Самоуверенный Гор полагает, что самое простое — решить всё это разом. Дефицит ещё не коснулся, как видно, его главной добродетели: самовлюблённости. Поэтому он следует проторенными им самим, проверенными путями. То есть, для начала подменяет противоречивое понятие «бестелесный бегемот» — названием «Четвёртый Путь». Для места действия же, отправной и конечной точки всех путей, четвёртые они или десятые, известной всем обжорки, он подбирает эвфемизм «Пятый Рим». Место, таким образом, очищено, можно приступать к смерти главного героя… И вот, отхлёбывая из кружки местное пиво, Гор диктует себе окончание своей хроники так:
— По истечении года Амлед испрашивает у короля Марка — вот для чего Марк не сразу переселяется в бестелесное царство Артура! — разрешение на путешествие и отправляется на родину. По прибытию в Ютландию он поит гостей дяди до полусмерти, обжигает на открытом огне крючья, сцепляет ими пьяниц друг с другом, а также — свой меч с ножнами, но гвоздём, затем спокойно поджигает крышу и взыскивает с Фенгона кару, причитающуюся за убийство отца. Будучи при этом и сам убит. Мораль: он заставил нас недоумевать — чего в нём было меньше, храбрости или ума… Пожалуй, мораль стоит того, чтобы её записали дважды.
— Повремени-ка, — останавливает Гора Амлед. — Из сказанного тобою следует, что увечья и смерть суть лучшие средства излечения от всех болезней души и тела. Но это ведь не твоя, а моя мысль. Твоя же мысль: таким средством является любовный напиток, я прекрасно это помню. Теперь ты скрываешь её, не упоминаешь о напитке вообще… Кстати, я помню также, что ты и раньше говорил о нём очень осторожно. Скажем, ты утаил его рецепт, а в хронику подсунул вместо рецепта способ его употребления. Больше того, ты подсунул эпитет, поэтическую блёстку вместо рецепта, эвфемизм! Точно так же ты поступил и с рецептом китайской взрывчатки. Что там, ты подсунул вместо рецептов СРАВНЕНИЕ, ты сравнил одно с другим! У тебя на табличке нацарапано: «сердце Изольды взорвалось с грохотом, подобно порошку, называемому несведущими людьми китайским». И всё. Между тем — по твоему же утверждению — все эти презренные поэтические приёмы присущи мне. Не тебе, творцу эпических саг, а мне, лирическому скальду. Что ж это значит? Это значит, ты меня обираешь, ты лишаешь мой образ контуров, мяса, тела. Ты — предатель, это уже установлено, но… не вор ли ты вместе с тем? Ты покушаешься на мою жизнь, на моё бессмертие, эпик, вместо того, чтобы зафиксировать меня навечно в человеческой памяти, в назидание потомкам! Ведь когда и я потеряю реальные очертания, подобно твоему мифическому бегемоту, единственной реальностью останется твой текст — только он, и ничего больше!..
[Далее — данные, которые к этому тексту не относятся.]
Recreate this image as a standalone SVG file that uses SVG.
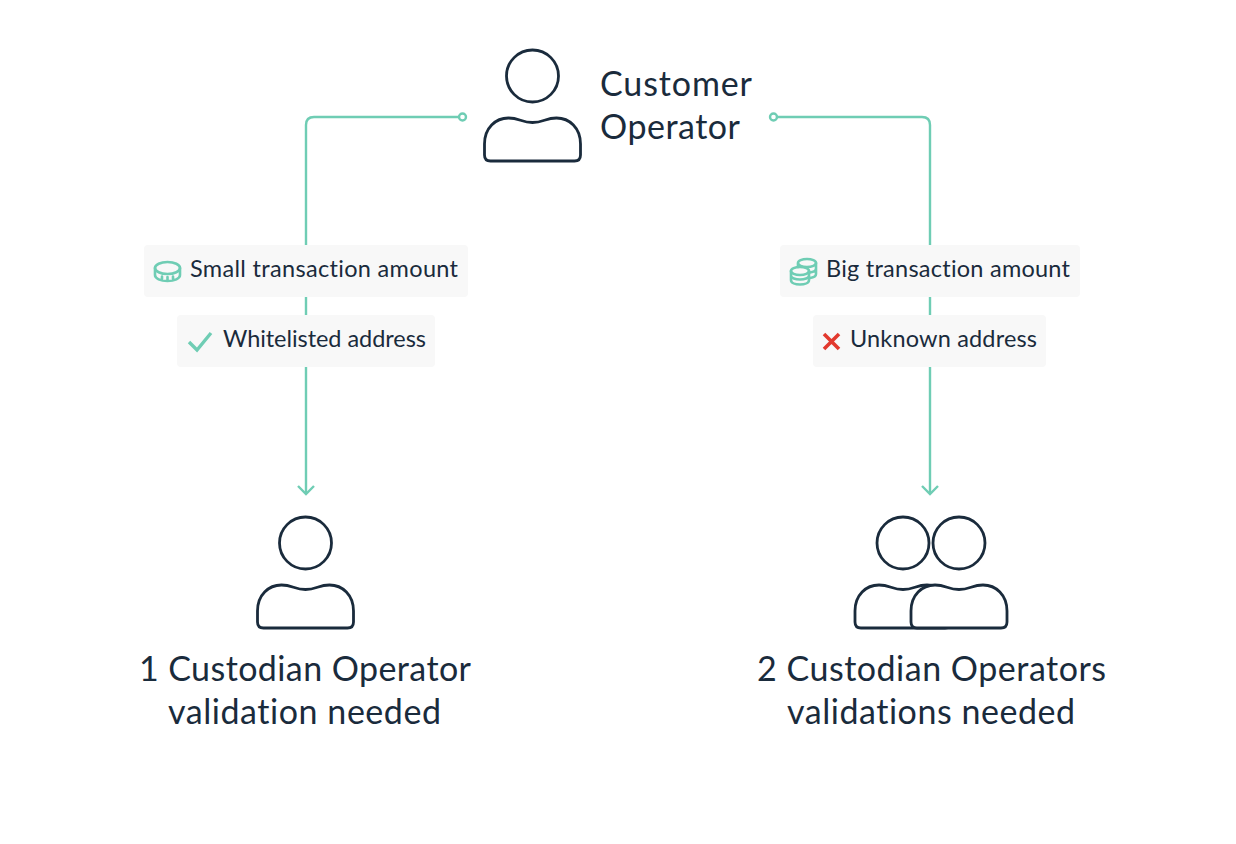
<svg xmlns="http://www.w3.org/2000/svg" width="1236" height="844" viewBox="0 0 1236 844">
<style>
text{font-family:"Lato","Noto Sans",sans-serif;fill:#1a2b3c;font-variant-ligatures:none}
.big{font-size:34px}
.small{font-size:23.500px}
.conn{fill:none;stroke:#6fcdb4;stroke-width:2.400}
.lab{fill:#f8f8f8}
.ic{fill:none;stroke:#6fcdb4;stroke-width:2.600;stroke-linejoin:round;stroke-linecap:round}
.p{fill:#fff;stroke:#1a2b3c;stroke-width:2.800;stroke-linejoin:round}
</style>
<defs>
<g id="person">
<circle class="p" cx="0" cy="0" r="26"/>
<path class="p" d="M-42,85H42Q48,85 48,79V68C48,52 37,42 24,42C13,42 11,46.500 0,46.500C-11,46.500 -13,42 -24,42C-37,42 -48,52 -48,68V79Q-48,85 -42,85Z"/>
</g>
</defs>
<rect width="1236" height="844" fill="#fff"/>
<g id="connectors">
<path class="conn" d="M459,117H314Q306,117 306,125V494"/>
<path class="conn" d="M777,117H922Q930,117 930,125V494"/>
<circle class="conn" cx="462.500" cy="117" r="3.500"/>
<circle class="conn" cx="773.500" cy="117" r="3.500"/>
<path class="conn" d="M298,486L306,494L314,486"/>
<path class="conn" d="M922,486L930,494L938,486"/>
</g>
<g id="customer-operator">
<use href="#person" x="532.500" y="76"/>
<text class="big" x="600" y="96" textLength="152">Customer</text>
<text class="big" x="600" y="139" textLength="140">Operator</text>
</g>
<g id="small-amount">
<rect class="lab" x="144" y="245" width="324" height="52" rx="4"/>
<ellipse class="ic" cx="167.500" cy="268" rx="12.500" ry="6"/>
<path class="ic" d="M155,268V275C155,278.500 160.500,281 167.500,281C174.500,281 180,278.500 180,275V268M162,276.500V279M167.500,277V280M173,276.500V279"/>
<text class="small" x="190" y="277" textLength="268">Small transaction amount</text>
</g>
<g id="whitelisted">
<rect class="lab" x="177" y="315" width="258" height="52" rx="4"/>
<path d="M189,342L197,350L211,333" fill="none" stroke="#6fcdb4" stroke-width="3.400"/>
<text class="small" x="223" y="347" textLength="203">Whitelisted address</text>
</g>
<g id="big-amount">
<rect class="lab" x="780" y="245" width="300" height="52" rx="4"/>
<ellipse class="ic" cx="807" cy="263" rx="9" ry="4"/>
<path class="ic" d="M816,263V274C816,276 813.500,277.500 810,278M798,267V264M816,268.500C816,270.500 813.500,272 810,272.500"/>
<ellipse class="ic" cx="800" cy="271" rx="9" ry="4"/>
<path class="ic" d="M791,271V280C791,283 795.500,284.500 800,284.500C804.500,284.500 809,283 809,280V271M791,275.500C791,278 795.500,279.500 800,279.500C804.500,279.500 809,278 809,275.500"/>
<text class="small" x="826" y="277" textLength="244">Big transaction amount</text>
</g>
<g id="unknown">
<rect class="lab" x="813" y="315" width="233" height="52" rx="4"/>
<path d="M824,334L839,349M839,334L824,349" fill="none" stroke="#e2392e" stroke-width="3.600"/>
<text class="small" x="850" y="347" textLength="187">Unknown address</text>
</g>
<g id="one-custodian">
<use href="#person" x="305.500" y="543"/>
<text class="big" x="139" y="681" textLength="332">1 Custodian Operator</text>
<text class="big" x="168" y="724" textLength="273">validation needed</text>
</g>
<g id="two-custodians">
<use href="#person" x="903" y="543"/>
<use href="#person" x="959" y="543"/>
<text class="big" x="757" y="681" textLength="349">2 Custodian Operators</text>
<text class="big" x="787" y="724" textLength="288">validations needed</text>
</g>
</svg>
— Ну да, таким образом моя хроника станет литературным фактом, — не без самодовольства подтверждает Гор. — А это более значительный факт, чем какие-то рецепты, чем… промышленное использование открытий. Предсказываю: непонятый, этот факт принудит всех позднейших авторов комментариев выбрасывать Гамлета, как предмет в повествовании вполне лишний, с корабля, плывущего ещё в Англию… Принудит не впускать его в Британию вообще. Что касается другого предмета комментариев, самой хроники, то у хроники, как и у её двойника жизни, автора нет. Если не считать автором Бога.